The 2020 goal calls for adults worldwide to have access to a transaction account or an electronic instrument to store money, send and receive payments, recognizing financial access as a basic building block to managing an individual's financial life.
Access to a transaction account is a first step toward broader financial inclusion, which helps poor families escape poverty and afford essential social services such as water, electricity, housing, education and health care.
For small firms and medium-sized enterprises access to financing can help them reduce risks, grow and expand operations.
"More than 700 million people gained financial access between 2011 and 2014, and this gives us fresh evidence that our ambitious goal of universal access by 2020 is attainable," said World Bank Group President Jim Yong Kim.

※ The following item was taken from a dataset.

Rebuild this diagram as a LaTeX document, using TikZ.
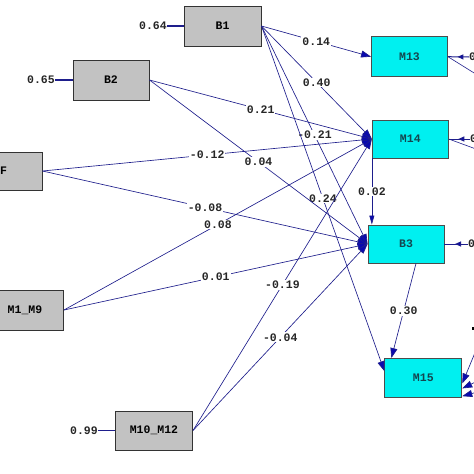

"The World Bank Group's role is to convene and energize a coalition of partners-and also to step up our work. Over the next five years, our institution commits to enabling as many as 1 billion adults, who are now financially excluded, to gain access to a transaction account."
Private-sector leaders from around the world came forward with a committed set of actions to reach a specific number of people by year 2020.
"Since inception, the State Bank of India has played a major role in expanding financial inclusion agenda in the country," said Arundhati Bhattacharya, chairman of the State Bank of India, a panellist at the event.
"During the first three years of its Financial Inclusion Plan (2010-13), SBI covered 20531 villages and opened 20.2 million new accounts," she said. "As part of the second Financial Inclusion Plan (2013-16) we reached to 85130 villages and opened 70 million accounts."
"We see a huge opportunity in our 70 million customers. All these customers can be sold pension and insurance products. Based on transaction history, they can be credit linked and become part of the global financial system," Bhattacharya said.
Announcing MasterCard's commitment to the World Bank Group's efforts toward universal financial access, its Indian American CEO & President Ajay Banga said: "Our target is to reach 500 million people currently considered to be excluded from the financial mainstream."
"In making this commitment, we recognise that reaching full financial inclusion by 2020 requires the active engagement and commitment of the private sector, working in partnership with governments and international development organizations."
"Together, we can be agents of transformative change who create more inclusive economies and more empowered populations," he said.